Both Clifford and Stout cited the reluctance of employers to hire full-time workers with fear of the added expense of health care.

"The effect of Obamacare is undeniable," Stout said.

Clifford said the fear was not well-founded.

"There's this myth that if you get over 50 people in your business that you'll have to get them all health insurance," he said. The Affordable Care Act could assign tax penalties to employers who do not provide such care, but options are available, Clifford said.

Another factor is that many people who moved into Northwest Arkansas before the recession are older and have children now, Stout said. They are competing for entry level jobs with a younger generation.

Language and culture also play a role, Rodriguez said. Northwest Arkansas is home to large numbers of Spanish-only speakers and to Marshall Islanders. Language and culture are bigger barriers to employment for members of these groups than any ethnic bias, she said.

"I'm the first in my family to go to college," she said. "The assumption was that when I was old enough, I was going to get a job and help support the family. I had to tell my parents no, that I was going to go to college and get a degree. It was a huge break in the cycle."

Even English speakers are having trouble with language these days, Stout said.

"With phones and social media, people can't spell," Stout said. "The only words they ever use are abbreviations. They can't even read our writing because they can't read cursive."

Being poor has a culture of its own, Stout said.

"When you're poor, you live day to day, and if you have enough money to get through today then you think you have enough money," she said.

POSSIBLE SOLUTIONS

The region needs a better system of workforce training to give its large, growing body of workers some key skills, Clifford said. Even if such a system cannot train everyone, the region needs it to give potential employers confidence the area can train workers on short notice.

The retail, food and trucking industries that gave the region its job growth in the past are still pillars of the economy, Clifford said, but the area is going to have to attract new, different and growing businesses if it wants to start pulling ahead of its poverty problem.

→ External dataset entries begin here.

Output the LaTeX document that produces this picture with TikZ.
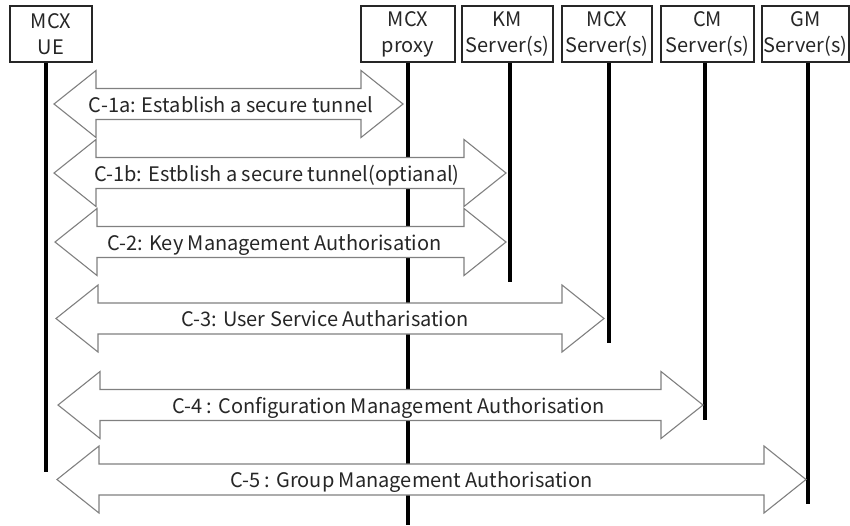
\documentclass[tikz,border=0pt]{standalone}
\usepackage{fontspec}
\setmainfont{Noto Sans CJK SC}
\begin{document}
\begin{tikzpicture}[x=1pt,y=-1pt,
  box/.style={draw=black!85,line width=1.3pt,minimum height=56pt,inner sep=0pt,align=center,
    font=\fontsize{20}{26}\selectfont,text=black!85},
  life/.style={line width=3.6pt,black},
  arr/.style={draw=black!50,line width=1.1pt,fill=white,line join=miter},
  lbl/.style={font=\fontsize{20}{22}\selectfont,text=black!85,inner sep=0pt}]
\useasboundingbox (0,0) rectangle (850,525);
% entity boxes
\node[box,minimum width=82pt] (ue) at (51,34) {MCX\\UE};
\node[box,minimum width=94pt] (px) at (408,34) {MCX\\proxy};
\node[box,minimum width=91pt] (km) at (507.5,34) {KM\\Server(s)};
\node[box,minimum width=90pt] (ms) at (607,34) {MCX\\Server(s)};
\node[box,minimum width=93pt] (cm) at (707.5,34) {CM\\Server(s)};
\node[box,minimum width=87pt] (gm) at (805.5,34) {GM\\Server(s)};
% lifeline ends
\coordinate (ueE) at (46,472);
\coordinate (pxE) at (408,525);
\coordinate (kmE) at (510,282);
\coordinate (msE) at (609,343);
\coordinate (cmE) at (705,420);
\coordinate (gmE) at (808,504);
\draw[life] (ueE |- ue.south) -- (ueE);
\draw[life] (pxE |- px.south) -- (pxE);
\draw[life] (kmE |- km.south) -- (kmE);
\draw[life] (msE |- ms.south) -- (msE);
\draw[life] (cmE |- cm.south) -- (cmE);
\draw[life] (gmE |- gm.south) -- (gmE);
% block arrows
\newcommand\blk[6]{%
  \draw[arr] (#2,#4) -- (#2+42,#4-33.5) -- (#2+42,#4-15.5) -- (#3-42,#4-15.5)
    -- (#3-42,#4-33.5) -- (#3,#4) -- (#3-42,#4+33.5) -- (#3-42,#4+15.5)
    -- (#2+42,#4+15.5) -- (#2+42,#4+33.5) -- cycle;
  \node[lbl,anchor=base] (#1) at (#5,#4+8) {#6};}
\blk{c1a}{54}{403}{104}{231}{C-1a: Establish a secure tunnel}
\blk{c1b}{54}{506}{173}{277}{C-1b: Estblish a secure tunnel(optianal)}
\blk{c2}{55}{506}{242}{274.5}{C-2: Key Management Authorisation}
\blk{c3}{56}{604}{318.5}{325}{C-3: User Service Autharisation}
\blk{c4}{58}{703}{405}{388.5}{C-4 : Configuration Management Authorisation}
\blk{c5}{57}{806}{479.5}{411.5}{C-5 : Group Management Authorisation}
\end{tikzpicture}
\end{document}
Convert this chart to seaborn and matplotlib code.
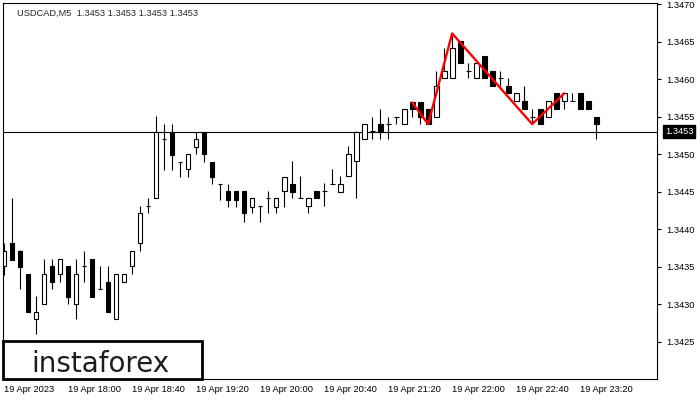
import matplotlib
matplotlib.use("Agg")
import matplotlib.pyplot as plt
import matplotlib.patches as mpatches
import matplotlib.transforms as mtransforms
import numpy as np
import pandas as pd
import seaborn as sns

# USDCAD M5 candles
opens = [1.34351, 1.34381, 1.34371, 1.34340, 1.34280, 1.34300, 1.34351, 1.34340, 1.34351, 1.34300,
         1.34351, 1.34360, 1.34320, 1.34330, 1.34280, 1.34329, 1.34351, 1.34381, 1.34431, 1.34441,
         1.34520, 1.34529, 1.34489, 1.34480, 1.34509, 1.34529, 1.34489, 1.34460, 1.34451, 1.34451,
         1.34451, 1.34429, 1.34431, 1.34441, 1.34429, 1.34451, 1.34460, 1.34441, 1.34431, 1.34451,
         1.34451, 1.34460, 1.34449, 1.34471, 1.34491, 1.34520, 1.34531, 1.34540, 1.34540, 1.34549,
         1.34540, 1.34569, 1.34569, 1.34560, 1.34549, 1.34601, 1.34601, 1.34651, 1.34611, 1.34601,
         1.34631, 1.34611, 1.34601, 1.34591, 1.34571, 1.34571, 1.34549, 1.34560, 1.34549, 1.34581,
         1.34571, 1.34571, 1.34581, 1.34571, 1.34549]
highs = [1.34381, 1.34441, 1.34372, 1.34340, 1.34311, 1.34360, 1.34360, 1.34360, 1.34351, 1.34360,
         1.34371, 1.34360, 1.34351, 1.34351, 1.34340, 1.34340, 1.34371, 1.34431, 1.34441, 1.34551,
         1.34540, 1.34540, 1.34489, 1.34500, 1.34529, 1.34529, 1.34489, 1.34460, 1.34460, 1.34451,
         1.34451, 1.34441, 1.34431, 1.34451, 1.34441, 1.34469, 1.34491, 1.34471, 1.34441, 1.34451,
         1.34461, 1.34480, 1.34471, 1.34511, 1.34531, 1.34540, 1.34549, 1.34560, 1.34549, 1.34549,
         1.34560, 1.34569, 1.34569, 1.34560, 1.34611, 1.34641, 1.34661, 1.34651, 1.34621, 1.34621,
         1.34631, 1.34611, 1.34611, 1.34601, 1.34581, 1.34591, 1.34560, 1.34560, 1.34571, 1.34581,
         1.34581, 1.34581, 1.34581, 1.34571, 1.34549]
lows = [1.34339, 1.34359, 1.34320, 1.34289, 1.34260, 1.34300, 1.34320, 1.34329, 1.34300, 1.34280,
        1.34329, 1.34309, 1.34320, 1.34289, 1.34280, 1.34329, 1.34340, 1.34371, 1.34421, 1.34441,
        1.34479, 1.34479, 1.34469, 1.34469, 1.34500, 1.34489, 1.34460, 1.34439, 1.34429, 1.34429,
        1.34409, 1.34421, 1.34409, 1.34421, 1.34421, 1.34429, 1.34441, 1.34441, 1.34421, 1.34441,
        1.34431, 1.34460, 1.34449, 1.34471, 1.34441, 1.34520, 1.34520, 1.34520, 1.34520, 1.34540,
        1.34540, 1.34549, 1.34540, 1.34540, 1.34549, 1.34601, 1.34601, 1.34621, 1.34601, 1.34601,
        1.34601, 1.34591, 1.34591, 1.34581, 1.34571, 1.34560, 1.34540, 1.34540, 1.34549, 1.34560,
        1.34560, 1.34571, 1.34560, 1.34560, 1.34520]
closes = [1.34371, 1.34359, 1.34349, 1.34289, 1.34289, 1.34340, 1.34329, 1.34360, 1.34309, 1.34340,
          1.34351, 1.34309, 1.34320, 1.34289, 1.34340, 1.34340, 1.34371, 1.34421, 1.34431, 1.34529,
          1.34520, 1.34499, 1.34489, 1.34500, 1.34520, 1.34500, 1.34469, 1.34460, 1.34439, 1.34439,
          1.34421, 1.34441, 1.34431, 1.34441, 1.34441, 1.34469, 1.34449, 1.34441, 1.34441, 1.34441,
          1.34451, 1.34460, 1.34460, 1.34500, 1.34529, 1.34540, 1.34531, 1.34529, 1.34540, 1.34549,
          1.34560, 1.34560, 1.34549, 1.34540, 1.34591, 1.34611, 1.34641, 1.34621, 1.34611, 1.34621,
          1.34601, 1.34591, 1.34601, 1.34581, 1.34581, 1.34560, 1.34549, 1.34540, 1.34571, 1.34560,
          1.34581, 1.34571, 1.34560, 1.34560, 1.34540]

time_ticks = [0, 8, 16, 24, 32, 40, 48, 56, 64, 72]
time_labels = ["19 Apr 2023", "19 Apr 18:00", "19 Apr 18:40", "19 Apr 19:20", "19 Apr 20:00",
               "19 Apr 20:40", "19 Apr 21:20", "19 Apr 22:00", "19 Apr 22:40", "19 Apr 23:20"]
price_ticks = [1.3425, 1.3430, 1.3435, 1.3440, 1.3445, 1.3450, 1.3455, 1.3460, 1.3465, 1.3470]

# "head and shoulders"-like pattern drawn in red
pattern_bars = [51, 53, 56, 66, 70]
pattern_prices = [1.34569, 1.34540, 1.34661, 1.34540, 1.34581]

last_price = 1.3453
title = "USDCAD,M5  1.3453 1.3453 1.3453 1.3453"


def main():
    sns.set_style("white")
    plt.rcParams['font.family'] = ['Liberation Sans', 'DejaVu Sans']

    fig = plt.figure(figsize=(7, 4), dpi=100)
    ax = fig.add_axes([0.0039, 0.0525, 0.9347, 0.9408])

    df = pd.DataFrame({"o": opens, "h": highs, "l": lows, "c": closes})
    df["bar"] = np.arange(len(df))
    df["bottom"] = df[["o", "c"]].min(axis=1)
    df["height"] = (df["c"] - df["o"]).abs()
    bull = df["c"] >= df["o"]

    # wicks, then bodies on top
    ax.vlines(df["bar"], df["l"], df["h"], color="black", lw=0.8, zorder=1)
    ax.bar(df["bar"][bull], df["height"][bull], bottom=df["bottom"][bull], width=0.6,
           color="white", edgecolor="black", lw=0.8, zorder=2)
    ax.bar(df["bar"][~bull], df["height"][~bull], bottom=df["bottom"][~bull], width=0.6,
           color="black", edgecolor="black", lw=0.8, zorder=2)

    sns.lineplot(x=pattern_bars, y=pattern_prices, color="#ff0000", lw=1.7, ax=ax, zorder=3)

    ax.axhline(last_price, color="black", lw=0.8, zorder=1)

    ax.set_xlim(-0.16, 81.6)
    ax.set_ylim(1.34200, 1.34702)

    ax.yaxis.tick_right()
    ax.set_yticks(price_ticks)
    ax.set_yticklabels([f"{p:.4f}" for p in price_ticks])
    ax.set_xticks(time_ticks)
    ax.set_xticklabels(time_labels)
    for lbl in ax.get_xticklabels():
        lbl.set_ha("left")
    ax.tick_params(axis="both", direction="out", length=3, width=0.8, labelsize=6.7,
                   colors="black", pad=1.5)
    ax.tick_params(axis="y", pad=4)
    for s in ax.spines.values():
        s.set_color("black")
        s.set_linewidth(0.8)
    ax.set_xlabel("")
    ax.set_ylabel("")

    # current price label on the price scale
    trans = mtransforms.blended_transform_factory(ax.transAxes, ax.transData)
    ax.text(1.012, last_price, f"{last_price:.4f}", transform=trans, color="white",
            fontsize=6.7, va="center", ha="left",
            bbox=dict(facecolor="black", edgecolor="black", pad=1.2))

    fig.text(17 / 700, 1 - 13 / 400, title, fontsize=6.7, va="center", ha="left")

    # watermark box
    ax.add_patch(mpatches.Rectangle((0, 0), 0.304, 0.102, transform=ax.transAxes,
                                    facecolor="white", edgecolor="black", lw=2,
                                    zorder=5, clip_on=False))
    ax.text(0.150, 0.0186, "instaforex", transform=ax.transAxes, fontsize=20,
            family="DejaVu Sans", color="#1e1e1e", ha="center", va="baseline", zorder=6)

    fig.savefig("out.png", dpi=100)


if __name__ == '__main__':
    main()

"There's an end game here, and Detroit showed it to us," Clifford said. "If you don't have people making jobs that pay enough money to pay taxes, you're not going to have the kind of community everybody wants."

Stout agreed that skills are needed, but cited a different reason. The biggest problem in filing out resumes for the poor is finding something, anything that will make one resume stand out from the others, she said.

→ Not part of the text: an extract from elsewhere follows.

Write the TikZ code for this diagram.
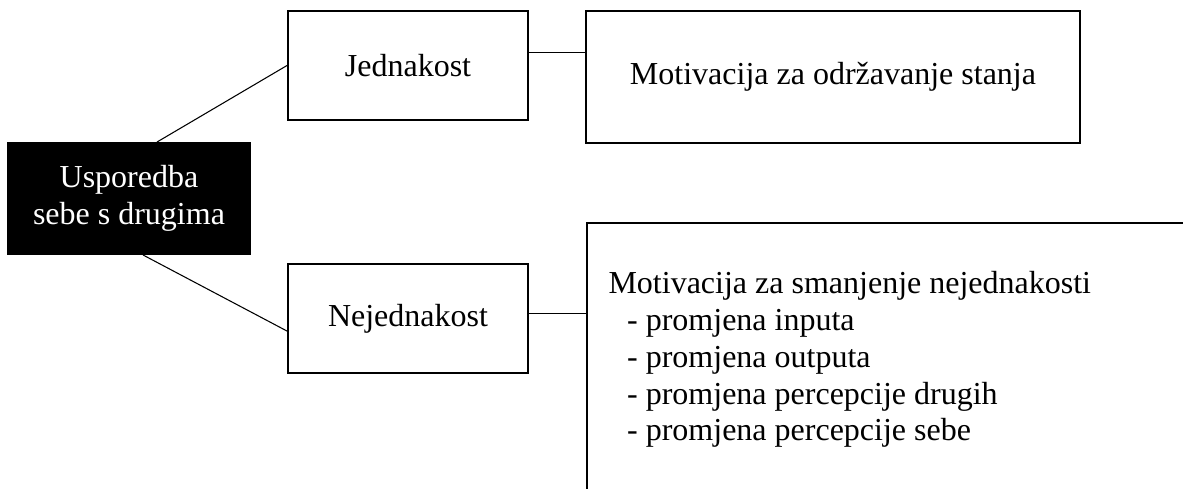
\documentclass[tikz,border=0pt]{standalone}
\usepackage{fontspec}
\setmainfont{Liberation Serif}
\usepackage{tikz}

\begin{document}
\begin{tikzpicture}[x=0.375pt,y=-0.375pt,
  box/.style={draw, line width=0.75pt, minimum width=90pt, minimum height=40.9pt, inner sep=0pt, font=\fontsize{12}{13.8}\selectfont},
  link/.style={line width=0.4pt}]
\useasboundingbox (0,0) rectangle (1183,489);
\clip (0,0) rectangle (1183,489);
\node [box, fill=black, text=white, align=center, minimum width=90.75pt, minimum height=41.6pt] (root) at (129,198.5) {Usporedba\\sebe s drugima};
\node [box] (jed) at (408,65.5) {Jednakost};
\node [box] (nej) at (408,318.5) {Nejednakost};
\node [box, minimum width=185.25pt, minimum height=49.5pt] (odr) at (833,77) {Motivacija za održavanje stanja};
\node [box, anchor=north west, minimum width=240pt, minimum height=110pt] (sma) at (586,222) {};
\node [anchor=north west, align=left, inner sep=0pt, font=\fontsize{12}{13.8}\selectfont] (smatxt) at (608,271) {Motivacija za smanjenje nejednakosti\\
\hspace*{7pt}- promjena inputa\\
\hspace*{7pt}- promjena outputa\\
\hspace*{7pt}- promjena percepcije drugih\\
\hspace*{7pt}- promjena percepcije sebe};
\draw [link] ([xshift=10.5pt]root.north) -- (jed.west);
\draw [link] ([xshift=5.25pt]root.south) -- ([yshift=-4.7pt]nej.west);
\coordinate (jedout) at ([yshift=5pt]jed.east);
\coordinate (nejout) at ([yshift=2pt]nej.east);
\draw [link] (jedout) -- (jedout -| odr.west);
\draw [link] (nejout) -- (nejout -| sma.west);
\end{tikzpicture}
\end{document}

A big step toward easing poverty would be to get nonviolent, nonsexual crimes off the records of those who are able to show they have reformed, Stout said. Goodwill supports "traditional employment opportunities" that will get those records cleared if the person involved stays in a participating employment program for 18 weeks and maintains a good employment record. Having a criminal record, however old or however slight, is an almost impossible burden to overcome in this job market, she said.

And transportation is an issue, Farrigan said.

"You've already done something great for fighting poverty with the Razorback Regional Greenway," she said.

The system of walking trails that spans the major cities will be a major boon to the poor who will use it to reach jobs, to reach stores and lessen the need to buy fuel and repairs for a vehicle all while improving their health, she said.

Still, the public transit system here needs improvement, she said.

The region needs to be careful to avoid "residential sorting," or the grouping of residences by class, ethnic or economic divisions, Farrigan said. Such sorting makes it harder for anyone to be socially mobile and get out of whatever social or economic class they come from, she said.

Bell said businesses need more realistic expectations. Pre-recession prosperity made up for weak management in many businesses, she said. Not anymore. Her most frequent reason for losing a job is because the business she worked for closed, she said.